The Legacy of a Transitional King: Bridging the Gap to Turmoil

Seti II’s legacy is that of a transitional figure who, against considerable odds, kept the Ramesside ship of state on course for a few more years. He was not a great warrior-king like his grandfather, nor did he enjoy a long reign to embed his personality into the monumental landscape of Egypt. His success must be measured by what did not happen: the empire did not collapse, the Libyan and Hittite threats were contained, and the ideology of kingship was powerfully and successfully reasserted after a traumatic civil war. His principal achievement was providing a bridge of continuity, a tangible link back to the glorious reign of Ramesses II, which his successors would also desperately seek to emulate.

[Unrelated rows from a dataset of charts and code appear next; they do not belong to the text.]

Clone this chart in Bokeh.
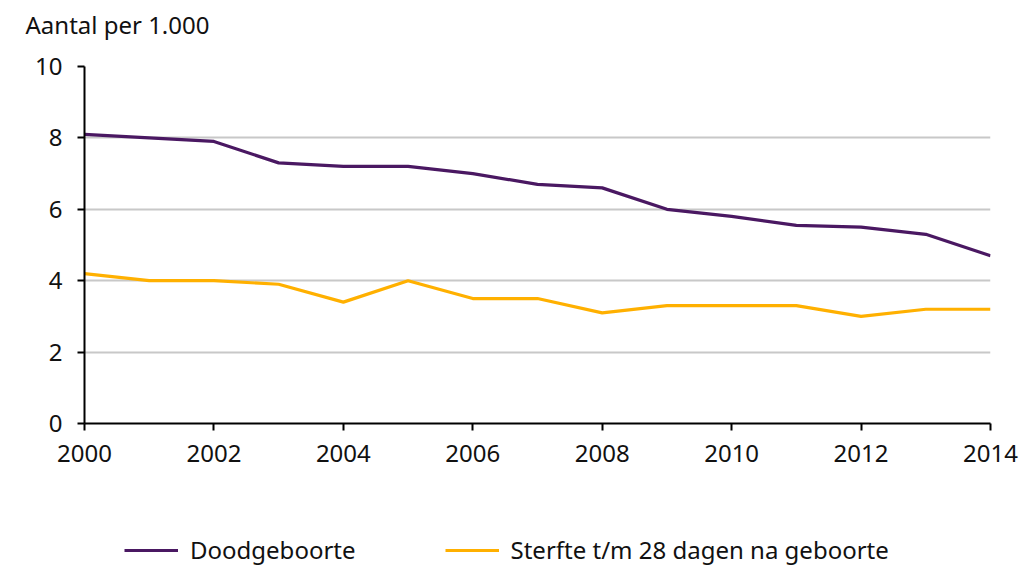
from bokeh.plotting import figure
from bokeh.layouts import column
from bokeh.models import Legend, LegendItem, Title, FixedTicker, Range1d
from bokeh.embed import file_html
from bokeh.resources import INLINE

years = list(range(2000, 2015))
doodgeboorte = [8.1, 8.0, 7.9, 7.3, 7.2, 7.2, 7.0, 6.7, 6.6, 6.0, 5.8, 5.55, 5.5, 5.3, 4.7]
sterfte = [4.2, 4.0, 4.0, 3.9, 3.4, 4.0, 3.5, 3.5, 3.1, 3.3, 3.3, 3.3, 3.0, 3.2, 3.2]
x_ticks = list(range(2000, 2015, 2))
y_ticks = [0, 2, 4, 6, 8, 10]
series_names = ["Doodgeboorte", "Sterfte t/m 28 dagen na geboorte"]
y_title = "Aantal per 1.000"

FONT = "Noto Sans"
PURPLE = "#4a1862"
YELLOW = "#ffb000"
W = 1033

# heading strip above the chart
t = figure(width=W, height=46, output_backend="svg", toolbar_location=None,
           x_range=Range1d(0, 1), y_range=Range1d(0, 1),
           x_axis_location=None, y_axis_location=None,
           min_border_left=84, min_border_right=43, min_border_top=40, min_border_bottom=0)
t.outline_line_color = None
t.grid.grid_line_color = None
t.title = Title(text=y_title, align="left", offset=-59, standoff=0,
                text_font=FONT, text_font_size="24px", text_font_style="normal",
                text_color="#111111")

# main chart
p = figure(width=W, height=434, output_backend="svg", toolbar_location=None,
           x_range=Range1d(2000, 2014), y_range=Range1d(0, 10),
           min_border_left=84, min_border_right=43, min_border_top=20, min_border_bottom=57)
p.outline_line_color = None

xb = p.below[0]
yl = p.left[0]

p.line(years, doodgeboorte, line_color=PURPLE, line_width=3.2)
p.line(years, sterfte, line_color=YELLOW, line_width=3.2)

p.xgrid.grid_line_color = None
p.ygrid.grid_line_color = "#c8c8c8"
p.ygrid.grid_line_width = 2
p.ygrid.ticker = FixedTicker(ticks=y_ticks)

for ax in (xb, yl):
    ax.axis_line_color = "black"
    ax.axis_line_width = 2
    ax.major_tick_line_color = "black"
    ax.major_tick_line_width = 2
    ax.major_tick_out = 7
    ax.major_tick_in = 0
    ax.minor_tick_line_color = None
    ax.major_label_text_font = FONT
    ax.major_label_text_font_size = "24px"
    ax.major_label_text_color = "#111111"

xb.ticker = FixedTicker(ticks=x_ticks)
yl.ticker = FixedTicker(ticks=y_ticks)
xb.major_label_standoff = 14
yl.major_label_standoff = 15

# legend strip below the chart (series drawn off-range, only their legend glyphs show)
q = figure(width=W, height=86, output_backend="svg", toolbar_location=None,
           x_range=Range1d(0, 1), y_range=Range1d(0, 1),
           x_axis_location=None, y_axis_location=None,
           min_border_left=84, min_border_right=43, min_border_top=0, min_border_bottom=0)
q.outline_line_color = None
q.grid.grid_line_color = None
g1 = q.line(years, doodgeboorte, line_color=PURPLE, line_width=3.2)
g2 = q.line(years, sterfte, line_color=YELLOW, line_width=3.2)
legend = Legend(items=[LegendItem(label=series_names[0], renderers=[g1]),
                       LegendItem(label=series_names[1], renderers=[g2])],
                orientation="horizontal", location=(40, 0),
                label_text_font=FONT, label_text_font_size="24px", label_text_color="#111111",
                glyph_width=54, glyph_height=20, label_standoff=12, spacing=89,
                padding=0, margin=0, border_line_color=None, background_fill_alpha=0)
q.add_layout(legend, "center")

layout = column(t, p, q, spacing=0)
open("out.html", "w").write(file_html(layout, INLINE))
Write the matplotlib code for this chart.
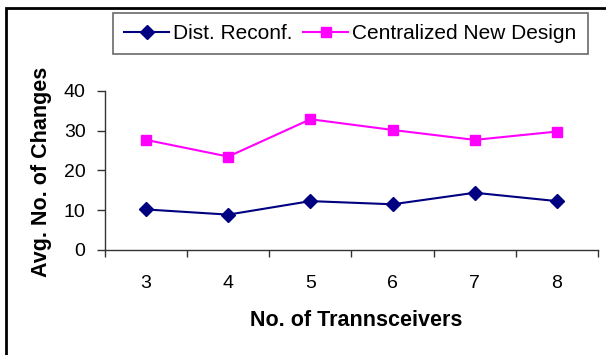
import matplotlib
matplotlib.use("Agg")
import matplotlib.pyplot as plt
from matplotlib.patches import Rectangle

plt.rcParams['font.family'] = ['Liberation Sans', 'DejaVu Sans']

categories = ["3", "4", "5", "6", "7", "8"]
dist_reconf = [10.2, 8.9, 12.3, 11.5, 14.4, 12.3]
central_new = [27.7, 23.5, 32.9, 30.2, 27.7, 29.8]
yticks = [0, 10, 20, 30, 40]

W, H = 606, 355
fig = plt.figure(figsize=(W / 100, H / 100), dpi=100)
ax = fig.add_axes([105 / W, 1 - 250 / H, (598 - 105) / W, (250 - 91) / H])

x = list(range(len(categories)))
ax.plot(x, dist_reconf, color='#000080', lw=1.5, marker='D', markersize=7,
        label='Dist. Reconf.')
ax.plot(x, central_new, color='#FF00FF', lw=1.5, marker='s', markersize=7,
        label='Centralized New Design')

ax.set_xlim(-0.5, len(categories) - 0.5)
ax.set_ylim(0, 40)
ax.set_yticks(yticks)
ax.set_xticks(x)
ax.set_xticklabels(categories)
ax.set_xticks([i - 0.5 for i in range(len(categories) + 1)], minor=True)
ax.tick_params(axis='x', which='major', length=0, pad=18, labelsize=14)
ax.tick_params(axis='x', which='minor', length=5, width=1, direction='out', color='#333333')
ax.tick_params(axis='y', length=6, width=1, direction='out', pad=8, labelsize=14, color='#333333')

for s in ['top', 'right']:
    ax.spines[s].set_visible(False)
for s in ['left', 'bottom']:
    ax.spines[s].set_color('#333333')
    ax.spines[s].set_linewidth(1)

fig.text(356 / W, 1 - 320 / H, 'No. of Trannsceivers', ha='center', va='center',
         fontsize=15.5, fontweight='bold')
fig.text(42 / W, 1 - 172 / H, 'Avg. No. of Changes', ha='center', va='center',
         rotation=90, fontsize=15.5, fontweight='bold')

leg = fig.legend(loc='center', bbox_to_anchor=(350.5 / W, 1 - 33.5 / H), ncol=2,
                 fontsize=15, frameon=True, fancybox=False, shadow=False,
                 handlelength=2.15, handletextpad=0.2, columnspacing=0.5,
                 borderpad=0.55, borderaxespad=0, markerscale=1.0)
leg.get_frame().set_edgecolor('#444444')
leg.get_frame().set_linewidth(1.2)

fig.patches.append(Rectangle((6 / W, -0.1), 1.2, 1 - 8 / H + 0.1, transform=fig.transFigure,
                             fill=False, edgecolor='black', lw=2, clip_on=False))

fig.savefig('out.png', dpi=100)
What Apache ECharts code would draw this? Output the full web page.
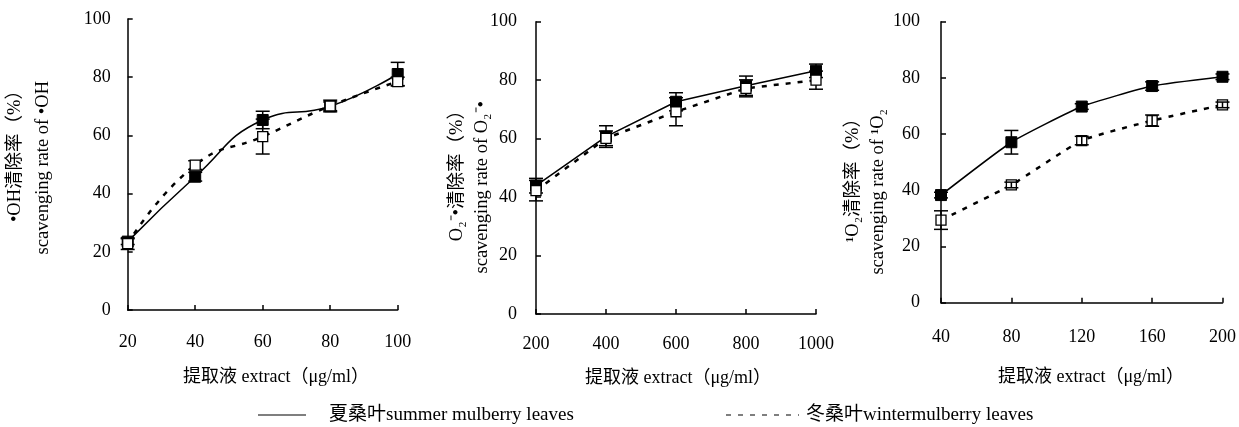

However, the weaknesses of his reign are just as important to its legacy. The unresolved succession crisis, which resulted in the accession of a minor and a female regent, exposed the underlying fragility of the Ramesside dynasty. The rise of powerful, non-royal officials like Chancellor Bay, a phenomenon that began under Seti II’s watch, fundamentally altered the power dynamics of the Egyptian court. These elements, born from the unique pressures of his contest with Amenmesse and the need to secure his short reign, directly precipitated the chaos that engulfed the end of the 19th Dynasty. In this sense, Seti II is a pivotal figure, whose efforts to maintain his father’s legacy inadvertently set the stage for the dynasty’s final dramatic collapse under the remarkable queen regnant, Tausret, and the subsequent rise of a new dynasty under Setnakhte. His reign reminds us that in history, the most consequential periods are often not the grandest, but those brief, contested moments where the choices of a single ruler redirect the course of civilization. The artefacts of his time, scattered across museums like the British Museum, silently attest to a reign that fought to preserve a fading golden age.